» **What the task requires**: Repeat the records in full and exactly, omitting pictures.

» **Record extracts**:

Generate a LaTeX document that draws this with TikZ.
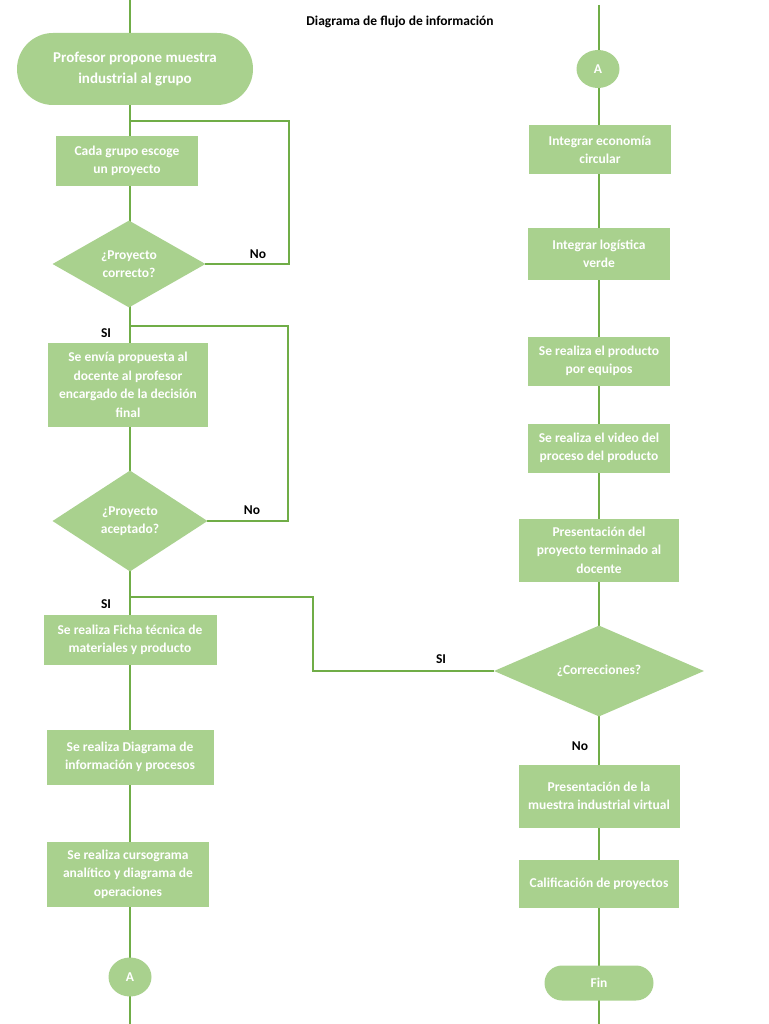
\documentclass[tikz,border=0pt]{standalone}
\usepackage{fontspec}
\setmainfont{Carlito}
\usetikzlibrary{shapes.geometric,shapes.misc}
\definecolor{hoja}{HTML}{A9D18E}
\definecolor{linea}{HTML}{70AD47}
\begin{document}
\begin{tikzpicture}[x=1pt,y=-1pt,
  caja/.style={fill=hoja,text=white,font=\fontsize{13.5}{18.5}\selectfont\bfseries,align=center,inner sep=0pt},
  decision/.style={caja,diamond,aspect=1.7},
  extremo/.style={caja,rounded rectangle},
  conector/.style={caja,ellipse},
  flujo/.style={draw=linea,line width=1.8pt},
  etiqueta/.style={font=\fontsize{13.5}{16}\selectfont\bfseries,inner sep=0pt}]
  	\useasboundingbox (0,0) rectangle (768,1024);
  	\node[etiqueta] (titulo) at (400,22) {Diagrama de flujo de información};
  	\coordinate (topL) at (130,0);
  	\coordinate (botL) at (130,1024);
  	\coordinate (topR) at (599,5);
  	\coordinate (botR) at (599,1024);
  	\coordinate (j1) at (130,121);
  	\coordinate (r1) at (289,121);
  	\coordinate (j2) at (130,326);
  	\coordinate (r2) at (288,326);
  	\coordinate (j3) at (130,597);
  	\coordinate (r3) at (313,597);
  	\draw[flujo] (topL) -- (130,69) -- (botL);
  	\draw[flujo] (topR) -- (botR);
  	\draw[flujo] (j1) -- (r1) |- (205,264);
  	\draw[flujo] (j2) -- (r2) |- (207,521);
  	\draw[flujo] (j3) -- (r3) |- (494,671);
  	\node[extremo,minimum width=236,minimum height=72,font=\fontsize{15}{21}\selectfont\bfseries] (inicio) at (135,69) {Profesor propone muestra\\industrial al grupo};
  	\node[caja,minimum width=142,minimum height=50] (cada) at (127,161) {Cada grupo escoge\\un proyecto};
  	\node[decision,minimum width=153,minimum height=87] (dec1) at (129,264) {¿Proyecto\\correcto?};
  	\node[caja,minimum width=160,minimum height=84] (envia) at (128,385) {Se envía propuesta al\\docente al profesor\\encargado de la decisión\\final};
  	\node[decision,minimum width=155,minimum height=101] (dec2) at (130,521) {¿Proyecto\\aceptado?};
  	\node[caja,minimum width=173,minimum height=50] (ficha) at (130,640) {Se realiza Ficha técnica de\\materiales y producto};
  	\node[caja,minimum width=167,minimum height=55] (diag) at (130,757) {Se realiza Diagrama de\\información y procesos};
  	\node[caja,minimum width=162,minimum height=65] (curso) at (128,874) {Se realiza cursograma\\analítico y diagrama de\\operaciones};
  	\node[conector,minimum width=43,minimum height=39] (conA) at (130,977) {A};
  	\node[conector,minimum width=43,minimum height=38] (conA2) at (598,69) {A};
  	\node[caja,minimum width=142,minimum height=49] (eco) at (600,150) {Integrar economía\\circular};
  	\node[caja,minimum width=142,minimum height=51] (logi) at (599,254) {Integrar logística\\verde};
  	\node[caja,minimum width=142,minimum height=49] (prod) at (599,361) {Se realiza el producto\\por equipos};
  	\node[caja,minimum width=142,minimum height=49] (video) at (599,448) {Se realiza el video del\\proceso del producto};
  	\node[caja,minimum width=160,minimum height=63] (pres) at (599,550) {Presentación del\\proyecto terminado al\\docente};
  	\node[decision,minimum width=210,minimum height=91] (dec3) at (599,671) {¿Correcciones?};
  	\node[caja,minimum width=161,minimum height=63] (virt) at (599,796) {Presentación de la\\muestra industrial virtual};
  	\node[caja,minimum width=160,minimum height=48] (calif) at (599,884) {Calificación de proyectos};
  	\node[extremo,minimum width=109,minimum height=35] (fin) at (599,983) {Fin};
  	\node[etiqueta] (no1) at (258,254) {No};
  	\node[etiqueta] (si1) at (106,333) {SI};
  	\node[etiqueta] (no2) at (252,510) {No};
  	\node[etiqueta] (si2) at (106,604) {SI};
  	\node[etiqueta] (si3) at (441,659) {SI};
  	\node[etiqueta] (no3) at (580,746) {No};
\end{tikzpicture}
\end{document}
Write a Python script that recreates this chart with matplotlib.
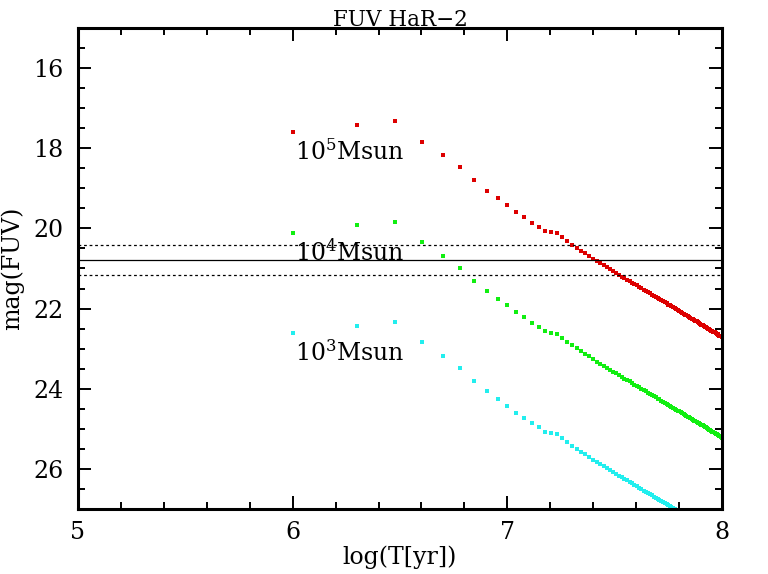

» **Correct result**:
Generate a LaTeX document that draws this with TikZ.
\documentclass[tikz,border=0pt]{standalone}
\usepackage{fontspec}
\setmainfont{Carlito}
\usetikzlibrary{shapes.geometric,shapes.misc}
\definecolor{hoja}{HTML}{A9D18E}
\definecolor{linea}{HTML}{70AD47}
\begin{document}
\begin{tikzpicture}[x=1pt,y=-1pt,
  caja/.style={fill=hoja,text=white,font=\fontsize{13.5}{18.5}\selectfont\bfseries,align=center,inner sep=0pt},
  decision/.style={caja,diamond,aspect=1.7},
  extremo/.style={caja,rounded rectangle},
  conector/.style={caja,ellipse},
  flujo/.style={draw=linea,line width=1.8pt},
  etiqueta/.style={font=\fontsize{13.5}{16}\selectfont\bfseries,inner sep=0pt}]
  	\useasboundingbox (0,0) rectangle (768,1024);
  	\node[etiqueta] (titulo) at (400,22) {Diagrama de flujo de información};
  	\coordinate (topL) at (130,0);
  	\coordinate (botL) at (130,1024);
  	\coordinate (topR) at (599,5);
  	\coordinate (botR) at (599,1024);
  	\coordinate (j1) at (130,121);
  	\coordinate (r1) at (289,121);
  	\coordinate (j2) at (130,326);
  	\coordinate (r2) at (288,326);
  	\coordinate (j3) at (130,597);
  	\coordinate (r3) at (313,597);
  	\draw[flujo] (topL) -- (130,69) -- (botL);
  	\draw[flujo] (topR) -- (botR);
  	\draw[flujo] (j1) -- (r1) |- (205,264);
  	\draw[flujo] (j2) -- (r2) |- (207,521);
  	\draw[flujo] (j3) -- (r3) |- (494,671);
  	\node[extremo,minimum width=236,minimum height=72,font=\fontsize{15}{21}\selectfont\bfseries] (inicio) at (135,69) {Profesor propone muestra\\industrial al grupo};
  	\node[caja,minimum width=142,minimum height=50] (cada) at (127,161) {Cada grupo escoge\\un proyecto};
  	\node[decision,minimum width=153,minimum height=87] (dec1) at (129,264) {¿Proyecto\\correcto?};
  	\node[caja,minimum width=160,minimum height=84] (envia) at (128,385) {Se envía propuesta al\\docente al profesor\\encargado de la decisión\\final};
  	\node[decision,minimum width=155,minimum height=101] (dec2) at (130,521) {¿Proyecto\\aceptado?};
  	\node[caja,minimum width=173,minimum height=50] (ficha) at (130,640) {Se realiza Ficha técnica de\\materiales y producto};
  	\node[caja,minimum width=167,minimum height=55] (diag) at (130,757) {Se realiza Diagrama de\\información y procesos};
  	\node[caja,minimum width=162,minimum height=65] (curso) at (128,874) {Se realiza cursograma\\analítico y diagrama de\\operaciones};
  	\node[conector,minimum width=43,minimum height=39] (conA) at (130,977) {A};
  	\node[conector,minimum width=43,minimum height=38] (conA2) at (598,69) {A};
  	\node[caja,minimum width=142,minimum height=49] (eco) at (600,150) {Integrar economía\\circular};
  	\node[caja,minimum width=142,minimum height=51] (logi) at (599,254) {Integrar logística\\verde};
  	\node[caja,minimum width=142,minimum height=49] (prod) at (599,361) {Se realiza el producto\\por equipos};
  	\node[caja,minimum width=142,minimum height=49] (video) at (599,448) {Se realiza el video del\\proceso del producto};
  	\node[caja,minimum width=160,minimum height=63] (pres) at (599,550) {Presentación del\\proyecto terminado al\\docente};
  	\node[decision,minimum width=210,minimum height=91] (dec3) at (599,671) {¿Correcciones?};
  	\node[caja,minimum width=161,minimum height=63] (virt) at (599,796) {Presentación de la\\muestra industrial virtual};
  	\node[caja,minimum width=160,minimum height=48] (calif) at (599,884) {Calificación de proyectos};
  	\node[extremo,minimum width=109,minimum height=35] (fin) at (599,983) {Fin};
  	\node[etiqueta] (no1) at (258,254) {No};
  	\node[etiqueta] (si1) at (106,333) {SI};
  	\node[etiqueta] (no2) at (252,510) {No};
  	\node[etiqueta] (si2) at (106,604) {SI};
  	\node[etiqueta] (si3) at (441,659) {SI};
  	\node[etiqueta] (no3) at (580,746) {No};
\end{tikzpicture}
\end{document}
Write a Python script that recreates this chart with matplotlib.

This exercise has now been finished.